Exercise:
What lines of the data hold the string "this"? Pull each one out.

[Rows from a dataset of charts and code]
==============================

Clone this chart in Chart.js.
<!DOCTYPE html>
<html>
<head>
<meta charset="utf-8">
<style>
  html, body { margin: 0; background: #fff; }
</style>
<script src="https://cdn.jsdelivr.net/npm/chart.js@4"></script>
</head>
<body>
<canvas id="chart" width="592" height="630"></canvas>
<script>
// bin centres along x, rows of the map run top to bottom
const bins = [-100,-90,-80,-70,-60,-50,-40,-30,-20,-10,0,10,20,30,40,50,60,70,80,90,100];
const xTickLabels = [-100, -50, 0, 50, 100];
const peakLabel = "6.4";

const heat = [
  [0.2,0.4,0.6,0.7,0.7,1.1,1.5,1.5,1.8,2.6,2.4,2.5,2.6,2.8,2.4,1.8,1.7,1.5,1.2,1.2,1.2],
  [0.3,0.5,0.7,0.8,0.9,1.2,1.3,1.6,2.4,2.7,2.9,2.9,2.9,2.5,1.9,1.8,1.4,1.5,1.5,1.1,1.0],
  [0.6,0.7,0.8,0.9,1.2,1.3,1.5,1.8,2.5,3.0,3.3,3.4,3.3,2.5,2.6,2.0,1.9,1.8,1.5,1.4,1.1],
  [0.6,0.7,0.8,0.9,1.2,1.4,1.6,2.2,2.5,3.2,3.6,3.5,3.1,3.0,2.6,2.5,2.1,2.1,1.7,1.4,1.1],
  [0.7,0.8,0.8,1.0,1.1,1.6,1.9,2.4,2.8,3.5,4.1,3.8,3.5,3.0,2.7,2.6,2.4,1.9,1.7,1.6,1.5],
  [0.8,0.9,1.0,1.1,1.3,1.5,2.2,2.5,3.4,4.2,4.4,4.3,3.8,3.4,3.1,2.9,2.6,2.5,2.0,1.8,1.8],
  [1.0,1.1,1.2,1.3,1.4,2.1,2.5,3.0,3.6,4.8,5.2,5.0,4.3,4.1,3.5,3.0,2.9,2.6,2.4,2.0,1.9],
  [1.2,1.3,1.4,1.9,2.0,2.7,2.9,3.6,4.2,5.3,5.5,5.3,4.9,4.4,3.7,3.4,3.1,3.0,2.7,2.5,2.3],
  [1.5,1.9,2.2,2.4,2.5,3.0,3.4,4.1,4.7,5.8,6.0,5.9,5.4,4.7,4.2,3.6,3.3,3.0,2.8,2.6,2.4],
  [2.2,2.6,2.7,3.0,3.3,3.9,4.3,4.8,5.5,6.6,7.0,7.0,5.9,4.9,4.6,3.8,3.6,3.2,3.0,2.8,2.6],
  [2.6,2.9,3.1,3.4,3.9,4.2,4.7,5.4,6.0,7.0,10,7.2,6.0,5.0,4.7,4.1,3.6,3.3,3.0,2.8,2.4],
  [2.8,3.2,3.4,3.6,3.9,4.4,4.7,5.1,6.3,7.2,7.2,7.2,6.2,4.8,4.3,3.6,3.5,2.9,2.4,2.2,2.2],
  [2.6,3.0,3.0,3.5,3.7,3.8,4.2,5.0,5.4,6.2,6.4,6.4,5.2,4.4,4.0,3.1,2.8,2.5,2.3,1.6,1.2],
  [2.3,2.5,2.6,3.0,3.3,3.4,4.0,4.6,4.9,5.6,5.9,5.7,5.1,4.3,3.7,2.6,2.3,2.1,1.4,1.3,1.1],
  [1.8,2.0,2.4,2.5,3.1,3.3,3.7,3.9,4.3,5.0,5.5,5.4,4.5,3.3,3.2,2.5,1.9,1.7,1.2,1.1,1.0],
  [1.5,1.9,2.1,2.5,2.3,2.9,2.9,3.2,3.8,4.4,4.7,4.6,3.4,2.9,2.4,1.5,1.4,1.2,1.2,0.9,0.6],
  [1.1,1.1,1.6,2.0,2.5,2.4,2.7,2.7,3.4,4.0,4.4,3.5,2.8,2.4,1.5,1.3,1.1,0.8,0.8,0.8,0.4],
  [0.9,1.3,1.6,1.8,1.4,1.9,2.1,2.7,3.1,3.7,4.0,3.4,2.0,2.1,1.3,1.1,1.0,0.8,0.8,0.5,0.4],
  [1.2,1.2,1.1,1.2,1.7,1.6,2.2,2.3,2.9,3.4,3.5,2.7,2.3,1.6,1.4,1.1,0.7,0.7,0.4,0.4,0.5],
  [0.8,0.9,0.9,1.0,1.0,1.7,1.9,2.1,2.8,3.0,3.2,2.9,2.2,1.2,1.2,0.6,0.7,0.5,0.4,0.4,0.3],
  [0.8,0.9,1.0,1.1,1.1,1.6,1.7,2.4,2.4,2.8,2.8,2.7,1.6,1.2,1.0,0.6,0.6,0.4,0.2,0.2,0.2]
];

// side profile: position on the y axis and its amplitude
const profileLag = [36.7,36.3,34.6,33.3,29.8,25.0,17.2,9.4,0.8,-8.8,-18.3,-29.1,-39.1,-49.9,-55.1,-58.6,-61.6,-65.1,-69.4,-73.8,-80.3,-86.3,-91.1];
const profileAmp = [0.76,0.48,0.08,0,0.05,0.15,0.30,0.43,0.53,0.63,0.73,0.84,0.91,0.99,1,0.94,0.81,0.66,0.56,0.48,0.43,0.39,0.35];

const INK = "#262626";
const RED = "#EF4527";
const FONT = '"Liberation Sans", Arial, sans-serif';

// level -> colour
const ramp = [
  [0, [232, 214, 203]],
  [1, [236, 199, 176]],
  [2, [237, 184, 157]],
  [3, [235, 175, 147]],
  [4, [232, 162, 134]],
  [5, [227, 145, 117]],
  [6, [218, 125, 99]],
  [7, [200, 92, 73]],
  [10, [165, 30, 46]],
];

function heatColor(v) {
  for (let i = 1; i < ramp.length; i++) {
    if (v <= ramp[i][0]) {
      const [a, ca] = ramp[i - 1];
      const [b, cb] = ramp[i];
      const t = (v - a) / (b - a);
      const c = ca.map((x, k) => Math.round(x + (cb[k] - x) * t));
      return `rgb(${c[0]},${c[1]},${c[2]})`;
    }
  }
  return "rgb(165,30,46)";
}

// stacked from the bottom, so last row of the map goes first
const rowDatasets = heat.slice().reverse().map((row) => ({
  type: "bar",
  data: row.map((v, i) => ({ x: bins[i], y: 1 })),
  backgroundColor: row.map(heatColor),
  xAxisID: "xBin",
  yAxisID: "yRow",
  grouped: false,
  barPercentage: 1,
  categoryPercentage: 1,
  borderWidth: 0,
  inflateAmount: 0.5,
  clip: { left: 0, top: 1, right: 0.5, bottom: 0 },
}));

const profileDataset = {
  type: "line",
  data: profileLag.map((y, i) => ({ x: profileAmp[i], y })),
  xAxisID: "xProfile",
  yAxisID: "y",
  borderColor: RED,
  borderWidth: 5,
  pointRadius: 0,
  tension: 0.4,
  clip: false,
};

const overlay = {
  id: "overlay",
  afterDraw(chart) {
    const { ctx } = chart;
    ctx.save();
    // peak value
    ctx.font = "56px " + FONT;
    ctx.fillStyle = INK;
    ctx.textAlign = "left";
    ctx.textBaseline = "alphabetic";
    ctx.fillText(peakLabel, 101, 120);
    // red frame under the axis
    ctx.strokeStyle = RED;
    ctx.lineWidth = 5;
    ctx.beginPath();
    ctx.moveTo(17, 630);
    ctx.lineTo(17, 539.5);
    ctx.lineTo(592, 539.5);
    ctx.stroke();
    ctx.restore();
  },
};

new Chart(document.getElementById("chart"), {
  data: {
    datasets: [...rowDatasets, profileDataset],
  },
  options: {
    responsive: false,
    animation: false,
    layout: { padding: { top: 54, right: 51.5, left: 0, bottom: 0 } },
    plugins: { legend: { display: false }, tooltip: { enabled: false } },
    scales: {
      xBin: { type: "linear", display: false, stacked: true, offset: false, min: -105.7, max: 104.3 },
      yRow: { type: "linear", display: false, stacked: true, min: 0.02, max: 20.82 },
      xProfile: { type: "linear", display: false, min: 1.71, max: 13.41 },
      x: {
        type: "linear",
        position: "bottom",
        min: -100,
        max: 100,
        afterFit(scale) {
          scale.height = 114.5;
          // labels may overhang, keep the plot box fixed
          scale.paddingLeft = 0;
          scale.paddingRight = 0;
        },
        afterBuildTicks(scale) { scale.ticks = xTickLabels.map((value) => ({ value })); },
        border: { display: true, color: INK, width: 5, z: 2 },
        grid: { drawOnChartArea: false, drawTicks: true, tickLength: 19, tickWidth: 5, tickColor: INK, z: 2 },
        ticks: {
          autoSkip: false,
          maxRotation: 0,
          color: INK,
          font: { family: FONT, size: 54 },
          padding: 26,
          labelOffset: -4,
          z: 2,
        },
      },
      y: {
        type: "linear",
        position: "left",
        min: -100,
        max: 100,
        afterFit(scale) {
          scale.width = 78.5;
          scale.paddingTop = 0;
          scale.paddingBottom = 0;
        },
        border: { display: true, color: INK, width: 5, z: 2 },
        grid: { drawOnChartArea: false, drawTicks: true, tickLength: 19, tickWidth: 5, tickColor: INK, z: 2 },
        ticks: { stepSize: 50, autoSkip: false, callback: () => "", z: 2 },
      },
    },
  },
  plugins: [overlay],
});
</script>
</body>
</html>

==============================

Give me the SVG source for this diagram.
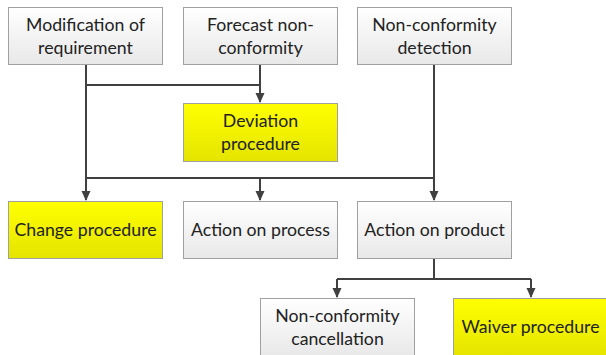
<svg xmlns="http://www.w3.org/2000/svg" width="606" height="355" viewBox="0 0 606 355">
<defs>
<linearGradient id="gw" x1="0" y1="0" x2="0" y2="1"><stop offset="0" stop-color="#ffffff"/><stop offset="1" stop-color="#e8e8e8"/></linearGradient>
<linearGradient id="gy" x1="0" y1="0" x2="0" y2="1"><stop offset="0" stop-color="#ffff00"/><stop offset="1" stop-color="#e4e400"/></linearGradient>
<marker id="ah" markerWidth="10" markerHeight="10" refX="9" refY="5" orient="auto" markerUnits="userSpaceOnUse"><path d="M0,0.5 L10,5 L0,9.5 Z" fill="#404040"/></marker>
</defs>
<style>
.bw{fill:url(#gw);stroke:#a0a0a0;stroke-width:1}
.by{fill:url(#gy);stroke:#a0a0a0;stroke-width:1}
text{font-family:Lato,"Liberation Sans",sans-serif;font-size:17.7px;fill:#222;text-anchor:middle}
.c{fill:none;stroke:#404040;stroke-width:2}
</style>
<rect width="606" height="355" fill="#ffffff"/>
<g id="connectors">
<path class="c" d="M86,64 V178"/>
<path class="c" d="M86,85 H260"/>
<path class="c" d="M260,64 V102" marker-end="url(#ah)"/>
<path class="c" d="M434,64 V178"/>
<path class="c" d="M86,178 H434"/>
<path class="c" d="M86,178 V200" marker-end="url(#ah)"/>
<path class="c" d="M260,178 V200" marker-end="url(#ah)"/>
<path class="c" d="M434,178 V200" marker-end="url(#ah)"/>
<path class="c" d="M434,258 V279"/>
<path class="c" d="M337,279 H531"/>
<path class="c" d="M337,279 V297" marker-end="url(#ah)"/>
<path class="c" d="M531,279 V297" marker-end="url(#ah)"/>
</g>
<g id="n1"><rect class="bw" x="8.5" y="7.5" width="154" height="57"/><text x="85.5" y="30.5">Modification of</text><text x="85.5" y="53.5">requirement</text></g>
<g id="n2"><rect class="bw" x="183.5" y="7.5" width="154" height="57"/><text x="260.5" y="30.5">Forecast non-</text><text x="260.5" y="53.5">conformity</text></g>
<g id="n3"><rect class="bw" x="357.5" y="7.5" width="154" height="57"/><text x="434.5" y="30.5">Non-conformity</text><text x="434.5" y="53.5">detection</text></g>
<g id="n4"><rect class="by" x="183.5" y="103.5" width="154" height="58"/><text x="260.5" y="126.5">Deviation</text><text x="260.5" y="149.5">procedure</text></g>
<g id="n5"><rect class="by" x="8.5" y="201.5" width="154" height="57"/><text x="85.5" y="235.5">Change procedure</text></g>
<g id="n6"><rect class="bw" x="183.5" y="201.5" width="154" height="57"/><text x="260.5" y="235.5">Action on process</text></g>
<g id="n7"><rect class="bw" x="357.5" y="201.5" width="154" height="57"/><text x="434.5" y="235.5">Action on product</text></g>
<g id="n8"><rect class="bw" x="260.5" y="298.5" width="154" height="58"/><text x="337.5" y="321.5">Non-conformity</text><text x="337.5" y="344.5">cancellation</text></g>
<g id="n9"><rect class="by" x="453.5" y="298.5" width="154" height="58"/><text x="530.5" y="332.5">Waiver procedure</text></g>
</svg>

==============================

Correct response:
Clone this chart in Chart.js.
Give me the SVG source for this diagram.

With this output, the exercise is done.